New York Knicks: The Jeremy Lin Connection

Jess Matthew Beltran@sportsalchemistCorrespondent IIFebruary 12, 2012

NEW YORK, NY - FEBRUARY 10:  (L-R) Jeremy Lin #17 and Iman Shumpert #21 of the New York Knicks celebrate a play against the Los Angeles Lakers at Madison Square Garden on February 10, 2012 in New York City.  NOTE TO USER: User expressly acknowledges and agrees that, by downloading and or using this photograph, User is consenting to the terms and conditions of the Getty Images License Agreement.  (Photo by Chris Chambers/Getty Images)
Chris Chambers/Getty Images

A sturdy tree stood right in the center of the busy New York City, unmindful of the tall buildings around it. The tree had his roots, spread out mostly on the foundations where those buildings were built. It was different from the outside, but it was unknowingly connected beyond everyone’s sight…

Jeremy Lin, on his first day of training camp, was waived by the Golden State Warriors. It was not a popular decision, but it was a risk that they had to do to free some salary cap in luring DeAndre Jordan from the L.A. Clippers. The Houston Rockets claimed Lin’s waiver, only to waive him again for Samuel Dalembert. After constant trips to the D-league and a pile of frustrations, Lin’s NBA dream was slowly drifting away.

The Asian-American, who was a Harvard graduate and a college standout, was never given the chance to prove himself. Frankly, nobody really thought that he could make it. He was too small and skinny. Many doubted him.

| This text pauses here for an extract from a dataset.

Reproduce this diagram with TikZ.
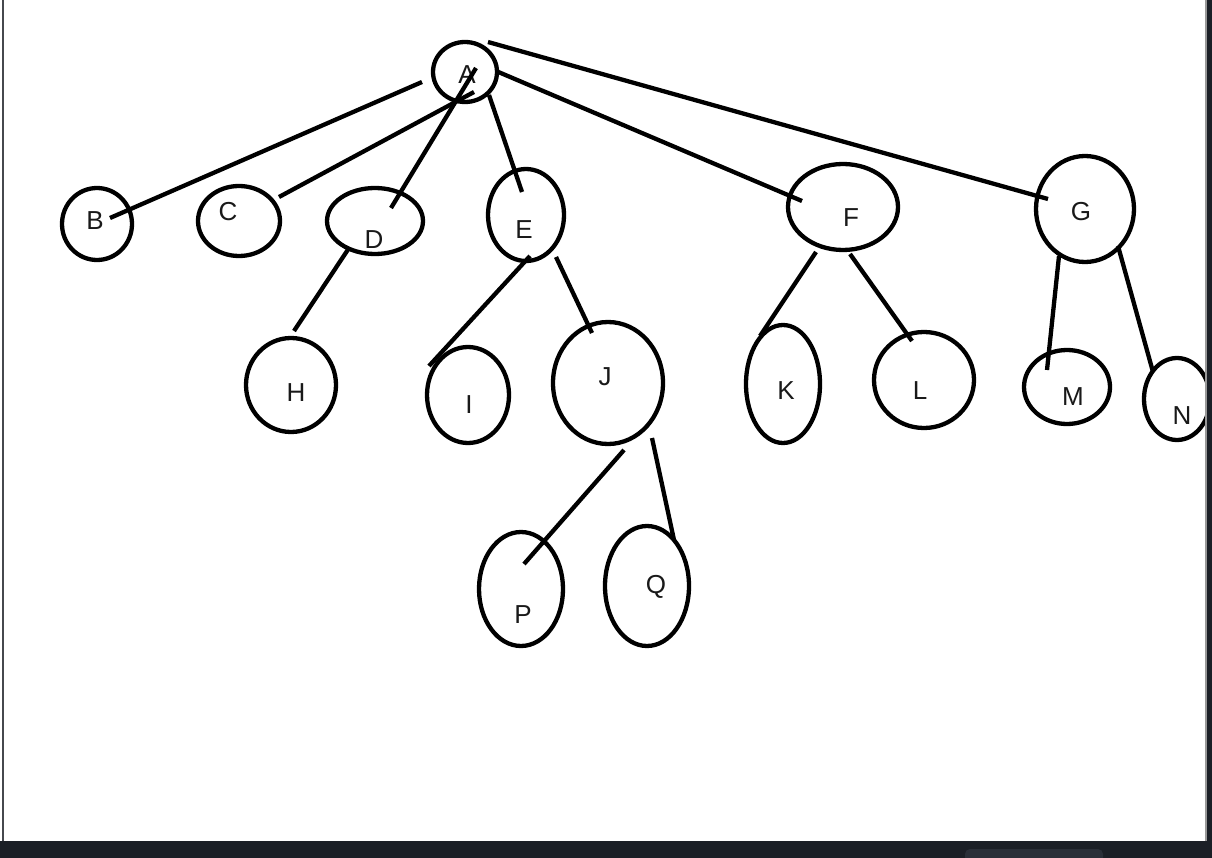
\documentclass[tikz,border=0pt]{standalone}
\usepackage{fontspec}
\setmainfont{Liberation Sans}
\usetikzlibrary{shapes.geometric}
\definecolor{framebar}{RGB}{27,31,38}
\definecolor{framebtn}{RGB}{42,47,56}
\definecolor{frameline}{RGB}{70,72,78}
\begin{document}
\begin{tikzpicture}[x=1pt,y=-1pt,
  circ/.style={draw=black,line width=4.3pt,ellipse,inner sep=0pt},
  lab/.style={font=\fontsize{26}{30}\selectfont,inner sep=0pt,text=black!90},
  edge/.style={draw=black,line width=4.3pt}]
\useasboundingbox (0,0) rectangle (1212,858);
\fill[white] (0,0) rectangle (1212,858);
% ellipses
\node[circ,minimum width=64pt,minimum height=60pt] (A) at (465,72) {};
\node[circ,minimum width=70pt,minimum height=72pt] (B) at (97,224) {};
\node[circ,minimum width=82pt,minimum height=70pt] (C) at (239,221) {};
\node[circ,minimum width=96pt,minimum height=66pt] (D) at (375,221) {};
\node[circ,minimum width=76pt,minimum height=92pt] (E) at (526,215) {};
\node[circ,minimum width=110pt,minimum height=86pt] (F) at (843,207) {};
\node[circ,minimum width=98pt,minimum height=106pt] (G) at (1085,209) {};
\node[circ,minimum width=90pt,minimum height=94pt] (H) at (291,385) {};
\node[circ,minimum width=82pt,minimum height=96pt] (I) at (468,395) {};
\node[circ,minimum width=110pt,minimum height=122pt] (J) at (608,383) {};
\node[circ,minimum width=74pt,minimum height=118pt] (K) at (783,384) {};
\node[circ,minimum width=100pt,minimum height=96pt] (L) at (924,380) {};
\node[circ,minimum width=86pt,minimum height=74pt] (M) at (1067,387) {};
\node[circ,minimum width=66pt,minimum height=82pt] (N) at (1177,399) {};
\node[circ,minimum width=84pt,minimum height=114pt] (P) at (521,589) {};
\node[circ,minimum width=84pt,minimum height=120pt] (Q) at (647,586) {};
% labels
\node[lab] (tA) at (467,75) {A};
\node[lab] (tB) at (95,221) {B};
\node[lab] (tC) at (228,212) {C};
\node[lab] (tD) at (374,240) {D};
\node[lab] (tE) at (524,230) {E};
\node[lab] (tF) at (851,218) {F};
\node[lab] (tG) at (1081,212) {G};
\node[lab] (tH) at (296,393) {H};
\node[lab] (tI) at (469,405) {I};
\node[lab] (tJ) at (605,377) {J};
\node[lab] (tK) at (786,391) {K};
\node[lab] (tL) at (920,391) {L};
\node[lab] (tM) at (1073,397) {M};
\node[lab] (tN) at (1182,416) {N};
\node[lab] (tP) at (523,615) {P};
\node[lab] (tQ) at (656,587) {Q};
% connector end points (hand-drawn, not touching exactly)
\coordinate (AB1) at (422,82);   \coordinate (AB2) at (110,218);
\coordinate (AC1) at (474,92);   \coordinate (AC2) at (279,197);
\coordinate (AD1) at (476,68);   \coordinate (AD2) at (391,208);
\coordinate (AE1) at (489,95);   \coordinate (AE2) at (522,192);
\coordinate (AF1) at (496,71);   \coordinate (AF2) at (802,201);
\coordinate (AG1) at (488,42);   \coordinate (AG2) at (1048,199);
\coordinate (DH1) at (349,248);  \coordinate (DH2) at (294,331);
\coordinate (EI1) at (530,256);  \coordinate (EI2) at (429,366);
\coordinate (EJ1) at (556,257);  \coordinate (EJ2) at (592,333);
\coordinate (FK1) at (816,252);  \coordinate (FK2) at (760,336);
\coordinate (FL1) at (850,254);  \coordinate (FL2) at (912,341);
\coordinate (GM1) at (1059,256); \coordinate (GM2) at (1047,370);
\coordinate (GN1) at (1118,246); \coordinate (GN2) at (1153,372);
\coordinate (JP1) at (624,450);  \coordinate (JP2) at (524,564);
\coordinate (JQ1) at (652,438);  \coordinate (JQ2) at (674,540);
\draw[edge] (AB1) -- (AB2);
\draw[edge] (AC1) -- (AC2);
\draw[edge] (AD1) -- (AD2);
\draw[edge] (AE1) -- (AE2);
\draw[edge] (AF1) -- (AF2);
\draw[edge] (AG1) -- (AG2);
\draw[edge] (DH1) -- (DH2);
\draw[edge] (EI1) -- (EI2);
\draw[edge] (EJ1) -- (EJ2);
\draw[edge] (FK1) -- (FK2);
\draw[edge] (FL1) -- (FL2);
\draw[edge] (GM1) -- (GM2);
\draw[edge] (GN1) -- (GN2);
\draw[edge] (JP1) -- (JP2);
\draw[edge] (JQ1) -- (JQ2);
% window frame
\fill[white] (1205,0) rectangle (1212,858);
\fill[black!40] (1205,0) rectangle (1207,841);
\fill[framebar] (1207,0) rectangle (1212,858);
\fill[frameline] (2,0) rectangle (3.5,841);
\fill[framebar] (0,841) rectangle (1212,858);
\fill[framebtn,rounded corners=5pt] (965,849) rectangle (1103,864);
\end{tikzpicture}
\end{document}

But Lin was never fazed about how everybody treated him. He just looked around the bleachers and saw some of the people who believed in him and all the doubts went away. This was an added pressure. However, it gave him strength to move on and never quit.

He never craved attention and he never talked more about himself—always crediting others for their win.

Just weeks ago, Lin had an unguaranteed contract. He even slept on his brother’s couch just to secure him a shelter. He was virtually a nobody. New York Knicks coach Mike D’ Antoni had seen how Lin worked so hard in practice. But being the fourth point guard in the team, Lin was dispensable. He was the first one to be out or waived if the team went shopping for marquee players elsewhere.

This was before D'Antoni started to use Lin when two of his superstars, Amar'e Stoudemire and Camelo Anthony, were unavailable.

After Baron Davis’ injury got extended and with shortage of point guards, Lin finally got the chance that he had been waiting for. Three straight games he scored an average of 23.3 points and eight assists per game.

This was a Cinderella story where the “happy ever after” still continues.

On the biggest game and right in front of a hometown crowd, Lin’s ultimate test came from one of the NBA’s greatest player, Kobe Bryant. Kobe and the Lakers had just won a one-point game against their bitter rival Boston Celtics. And without Carmelo and Amar'e the Lakers wouldn't have any problem in winning against the Knicks. Except they failed to hand out the script to Lin.

Lin scored a career-high 38 points and outshined the game’s biggest star. This was a testament of his greatness, a seemingly touching message that everyone can make it.

As a fan waived his placard with the message L.I.N. (Legend In New York), I remembered that tree standing right in the center of the busy New York City.

Greatness comes in different sizes and form. We may be different but somehow connected.